Wednesday, 18 June 2014
Discussing Jewish Orthodoxy
I'm currently writing a book about Jewish Orthodoxy, the theme of which is that Orthodoxy in particular and Judaism in general should be broad and deep, not narrow and shallow ( a phrase I've pinched from someone else- Hi David!).
Here are some of my potted thoughts, which I'll probably make into chapters, that I want to include (along with other stuff) in the book:
We never went through a 'reformation' in the same sense as our Aszkenazi brothers and sisters, which makes us by default 'Orthodox', but in a broader sense. What does this mean?
The Torah and Hebrew Bible as divine truth
You see for me, my truth is the Hebrew Bible, especially the first 5 books, the Torah as well as the Oral Torah and documented in the Mishna & later the Talmud. So I would have no problem in echoing our Rabbis in saying "This, The Torah of Moses, shall not be abrogated, nor shall there be any other Torah from G-d save it". In other words I believe that the Torah was divine and given by G-d (although this does not mean one is turned into a fundamentalist fanatic, nor does it mean that one has to take everything in the Torah as literal).
I am aware of the Biblical criticism called the 'documentary hypothesis', but I cannot accept this, because it would be a denial of the divine origins of my Bible. I also know that I cannot possibly prove that my religion and her deity is objective fact, despite what I believe in my own head about it. But this does not bother me, because I make that leap of faith. It is not necessarily to show faith as a fact, because that is what faith is all about & more importantly IMHO is about how to live well, by attempting to follow the Mitzvot.
The Spirit, not the letter of the law
I guess where I differ from the more Ultra Orthodox or Haredi position is that I don't see Judaism as a set of overtly legalistic or dogmatic set of rules which have to be followed to the letter. I believe that whilst the Oral and Written Torah is divine, along with the rest of the Hebrew Bible, it does not stop us from being able to interpret Halakha via lenient rulings and interpretations. To me the spirit, not the letter of the law, is most important .I see in my [Sephardi] tradition, this is about being tolerant of various levels of observance, which places an emphasis on community spirit and family ties, over fanatical dogmatism.
Besides which, I'd be a big hypocrite if I said I kept all of the Mitzvot, as tradition interprets, because there is one (being gay) that I am unable to fulfill (“oness rahmana patrei”), so I don't believe that people should turn the Torah into a hammer to beat people down about their lack of observance, but rather to see we are all Jews, who stumble and fall, so we should be encouraging each other to follow the Torah & therefore live a good and ethical life, a Jewish life, whatever tradition we come from, as best we are able .

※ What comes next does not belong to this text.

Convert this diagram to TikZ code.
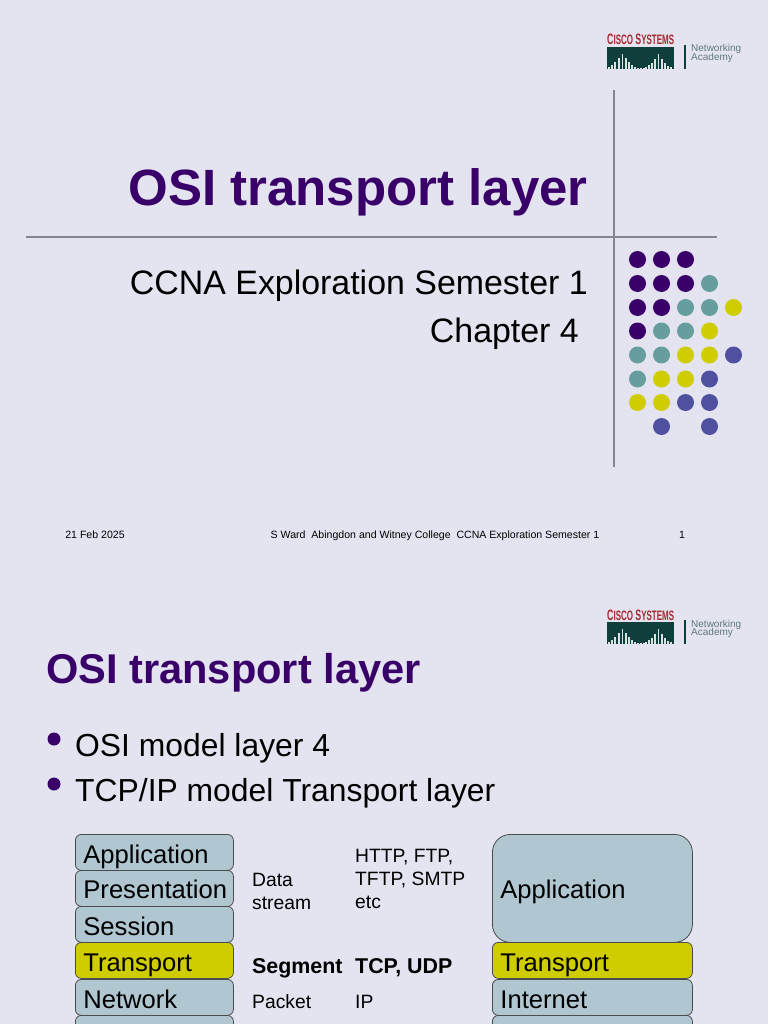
\documentclass[tikz,border=0pt]{standalone}
\usepackage{fontspec}
\usepackage{graphicx}
\setmainfont{Liberation Sans}
\definecolor{slidebg}{HTML}{E4E4F1}
\definecolor{titlepurple}{HTML}{380068}
\definecolor{dotteal}{HTML}{669E9E}
\definecolor{dotyellow}{HTML}{CFCC00}
\definecolor{dotblue}{HTML}{5050A0}
\definecolor{layerblue}{HTML}{B0C6D0}
\definecolor{rulegrey}{HTML}{85858F}
\definecolor{logogreen}{HTML}{0F3F3C}
\definecolor{logored}{HTML}{A52A30}
\definecolor{logogrey}{HTML}{5F7A78}
\newcommand{\sz}[1]{\fontsize{#1}{#1}\selectfont}
\tikzset{
	x=1pt,y=-1pt,
	layer/.style={draw=black!70,line width=0.8pt,rounded corners=6pt,fill=layerblue,inner xsep=0pt,inner ysep=0pt,anchor=north west,align=left,text height=29pt,text depth=7pt,font=\sz{25.6},execute at begin node=\hspace*{8pt}},
	leftlayer/.style={layer,text width=158pt},
	rightlayer/.style={layer,text width=200pt},
	hilite/.style={fill=dotyellow},
	small/.style={anchor=base west,inner sep=0pt,font=\sz{19.3},align=left},
	dot/.style={circle,inner sep=0pt,minimum size=17pt},
	foot/.style={anchor=base,inner sep=0pt,font=\sz{10.57}},
	bullettext/.style={anchor=base west,inner sep=0pt,font=\sz{31.85}},
	bulletdot/.style={circle,fill=titlepurple,inner sep=0pt,minimum size=13pt},
	ciscologo/.pic={
		\node[anchor=base west,inner sep=0pt,text=logored,font=\bfseries] (brand) at (607,45) {\resizebox{67pt}{10.5pt}{{\sz{11}C}ISCO {\sz{11}S}YSTEMS}};
		\fill[logogreen] (607,47) rectangle (674,69);
		\foreach \x/\h in {609/2,612/4,615/7,619/11,622.7/15,626/11,629/7,632/4,635/2,638/1,641/1,644/1,646/2,649/4,652/6,655/10,658.7/15,662/10,665/6,668/3,671/2}
			\fill[white!85!logogreen] (\x-0.7,69) rectangle (\x+0.7,69-\h);
		\draw[logogreen,line width=1.6pt] (685,45) -- (685,69);
		\node[anchor=base west,inner sep=0pt,text=logogrey,font=\sz{10}] (net) at (691,52) {Networking};
		\node[anchor=base west,inner sep=0pt,text=logogrey,font=\sz{10}] (acad) at (691,60.5) {Academy};
	}
}
\begin{document}
\begin{tikzpicture}
	\clip (0,0) rectangle (768,1024);
	\fill[slidebg] (0,0) rectangle (768,1024);
	\pic[name prefix=a] at (0,0) {ciscologo};
	\pic[name prefix=b] at (0,575) {ciscologo};
	\draw[rulegrey,line width=1.1pt] (614,90) coordinate (V1) -- (614,467) coordinate (V2);
	\draw[rulegrey,line width=1.1pt] (26,237) coordinate (H1) -- (717,237) coordinate (H2);
	\foreach \y/\row in {259.5/{titlepurple,titlepurple,titlepurple},283.5/{titlepurple,titlepurple,titlepurple,dotteal},307.5/{titlepurple,titlepurple,dotteal,dotteal,dotyellow},331/{titlepurple,dotteal,dotteal,dotyellow},355/{dotteal,dotteal,dotyellow,dotyellow,dotblue},379/{dotteal,dotyellow,dotyellow,dotblue},402.5/{dotyellow,dotyellow,dotblue,dotblue},426.5/{slidebg,dotblue,slidebg,dotblue}}
		\foreach \c [count=\i from 0] in \row
			\node[dot,fill=\c] at (637.5+24*\i,\y) {};
	\node[anchor=base east,inner sep=0pt,text=titlepurple,font=\sz{51}\bfseries] (title) at (588,206) {OSI transport layer};
	\node[anchor=base east,inner sep=0pt,font=\sz{33.9}] (sub1) at (588,294) {CCNA Exploration Semester 1};
	\node[anchor=base east,inner sep=0pt,font=\sz{33.9}] (sub2) at (579,342) {Chapter 4};
	\node[foot] (date) at (95,538.5) {21 Feb 2025};
	\node[foot] (college) at (435,538) {S Ward\ \ Abingdon and Witney College\ \ CCNA Exploration Semester 1};
	\node[foot] (page) at (682,538) {1};
	\node[anchor=base west,inner sep=0pt,text=titlepurple,font=\sz{41.6}\bfseries] (title2) at (46,683) {OSI transport layer};
	\node[bulletdot] (b1) at (54,739) {};
	\node[bullettext] (t1) at (75,756) {OSI model layer 4};
	\node[bulletdot] (b2) at (54,784) {};
	\node[bullettext] (t2) at (75,801) {TCP/IP model Transport layer};
	\node[leftlayer] (app) at (75,834) {Application};
	\node[leftlayer,text depth=8pt,text height=28pt] (pres) at (75,870) {Presentation};
	\node[leftlayer] (sess) at (75,906) {Session};
	\node[leftlayer,hilite] (trans) at (75,942) {Transport};
	\node[leftlayer] (netw) at (75,979) {Network};
	\node[leftlayer] (link) at (75,1015) {};
	\node[small] (data) at (252,909) {Data\\[3.7pt]stream};
	\node[small,font=\sz{21.4}\bfseries] (seg) at (252,973) {Segment};
	\node[small] (pkt) at (252,1008) {Packet};
	\node[small] (http) at (355,908.5) {HTTP, FTP,\\[3.7pt]TFTP, SMTP\\[3.7pt]etc};
	\node[small,font=\sz{21.4}\bfseries] (tcp) at (355,973) {TCP, UDP};
	\node[small] (ip) at (355,1008) {IP};
	\node[rightlayer,rounded corners=18pt,text height=64pt,text depth=44pt] (rapp) at (492,834) {Application};
	\node[rightlayer,hilite] (rtrans) at (492,942) {Transport};
	\node[rightlayer] (rint) at (492,979) {Internet};
	\node[rightlayer] (rlink) at (492,1015) {};
\end{tikzpicture}
\end{document}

Competing truths and spreading 'the word' (Christian Evangelism)
I don't have a problem with Evangelism. We now live in a free society of competing opinions, beliefs, religions and ideologies. I understand the Christian impulse to Evangelise - Matthew 28, vs 16 to 20, however, this also means that there will be a counterpoise to the Evangelism, be it from the old school Evangelicals, the Messianic Jews, Jews for Jesus or the Mormons (these being the groups who seem to do the most Evangelism). The funny thing is that, whenever these groups undertake such activities, it seems to backfire, e.g. my niece at university has had fierce debates with the Christian Union, after one of their missionary weeks and it only strengthened her belief.
Being an 'Ortho-Dyke'
Evangelical /or Haredi (take ur pick) : You're gay, how can you be Orthodox without twisting the word of God's truth?
Me :Yeah, I'm gay. So what?
Evangelical/or Haredi (take ur pick) : What about Leviticus and all that ?
Me : OK, well you see...
Israel & Zionism
I am a staunch support of Israel and a Zionist. I also want to see peace with Israel's neighbours and a just settlement for the Palestinian people. How to achieve this and what does Torah & Halakha tell us about how to achieve this?